Since then, Lamanna’s fieldwork has taken him to Asia, where he recently made a big splash as part of a team that discovered a primitive amphibious bird in the mountains of northwestern China. The young scientist’s field work also has included multiple expeditions to the southern end of South America and the western United States. This summer he plans to begin research on a fifth continent as well, when he joins his colleague Steve Salisbury on a dig in the remote Australian outback. Through this work, Lamanna has developed a reputation as a pivotal contributor to the understanding of how dinosaurs and their environments evolved through time.

His extraordinary success has landed Lamanna one of the top jobs in his profession as the assistant curator of vertebrate paleontology at Carnegie Museum of Natural History in Pittsburgh.

On Monday, March 5, this young scientist will return to his alma mater to join the President’s Forum Series and give a talk titled “Hunting Dinosaurs on Four Continents” at 7:30 p.m. in the Sanford Room of the Warren Hunting Smith Library.

In his talk, Lamanna is expected to highlight his discoveries, sharing photos of some of the new species of dinosaurs and fossil birds that he and his colleagues have unearthed in China, Argentina, and Egypt, as well as discuss his plans for the summer in Australia.

In addition to his field work and duties as assistant curator, Lamanna is the lead scientific adviser on Dinosaurs in Their World, the Carnegie Museum of Natural History’s forthcoming exhibit that will nearly triple the size of the Museum’s former Dinosaur Hall. Scheduled to open in the fall, this exhibit will range over 25,552 square feet, enough space to display at least 15 mounted, mostly original dinosaur skeletons and more than 200 other ancient plants and animals in a way that captures them in their habitats as never before.
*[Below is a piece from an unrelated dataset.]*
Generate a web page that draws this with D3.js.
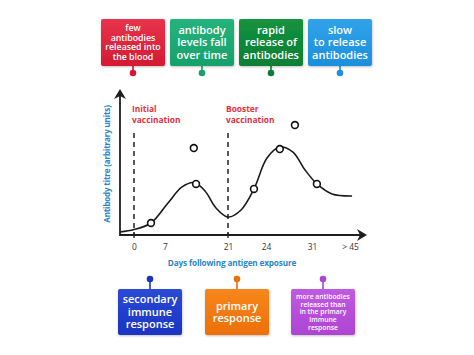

Lamanna graduated with high honors in biology and geoscience from Hobart, and went on to graduate school at the University of Pennsylvania, where he studied dinosaur paleontology in the Department of Earth and Environmental Science and earned a master of science and his Ph.D.

This information is accurate for the time period that this person(s) spoke at Hobart and William Smith.